Rejecting the Majorana nature of dark matter with electron scattering experiments
Journal article, 2020
Assuming that Dark Matter (DM) is made of fermions in the sub-GeV mass range with interactions dominated by electromagnetic moments of higher order, such as the electric and magnetic dipoles or the anapole moment, we show that direct detection experiments searching for atomic ionisation events in xenon targets can shed light on whether DM is a Dirac or Majorana particle. Specifically, we find that between about 45 (120) and 610 (1700) signal events are required to reject Majorana DM in favour of Dirac DM with a statistical significance corresponding to 3 (5) standard deviations.

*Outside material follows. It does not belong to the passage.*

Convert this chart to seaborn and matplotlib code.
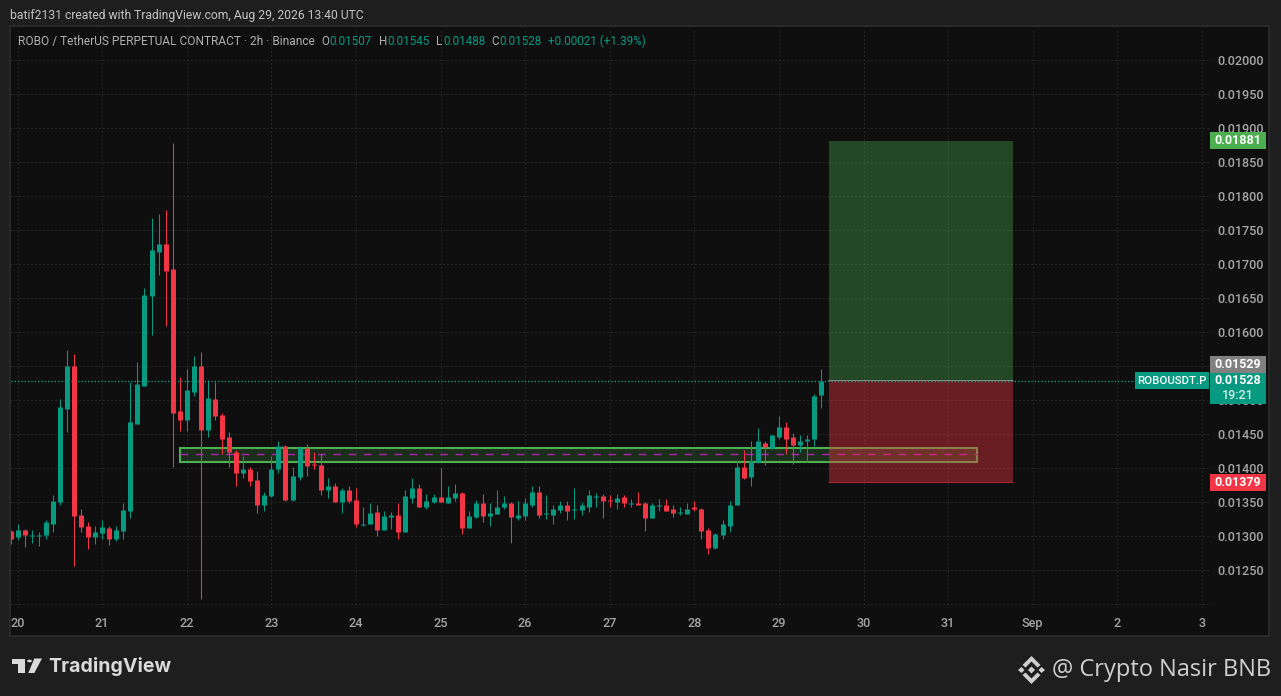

The exact number of DM signal events corresponding to a given significance depends on the relative size of the anapole, magnetic dipole and electric dipole contributions to the expected rate of DM-induced atomic ionisations under the Dirac hypothesis. Our conclusions are based on Monte Carlo simulations and the likelihood ratio test. While the use of asymptotic formulae for the latter is standard in many applications, here it requires a non-trivial extension to the case where one of the hypotheses lies on the boundary of the parameter space. Our results constitute a solid proof of concept about the possibility of using direct detection experiments to reject the Majorana DM hypothesis when the DM interactions are dominated by higher-order electromagnetic moments.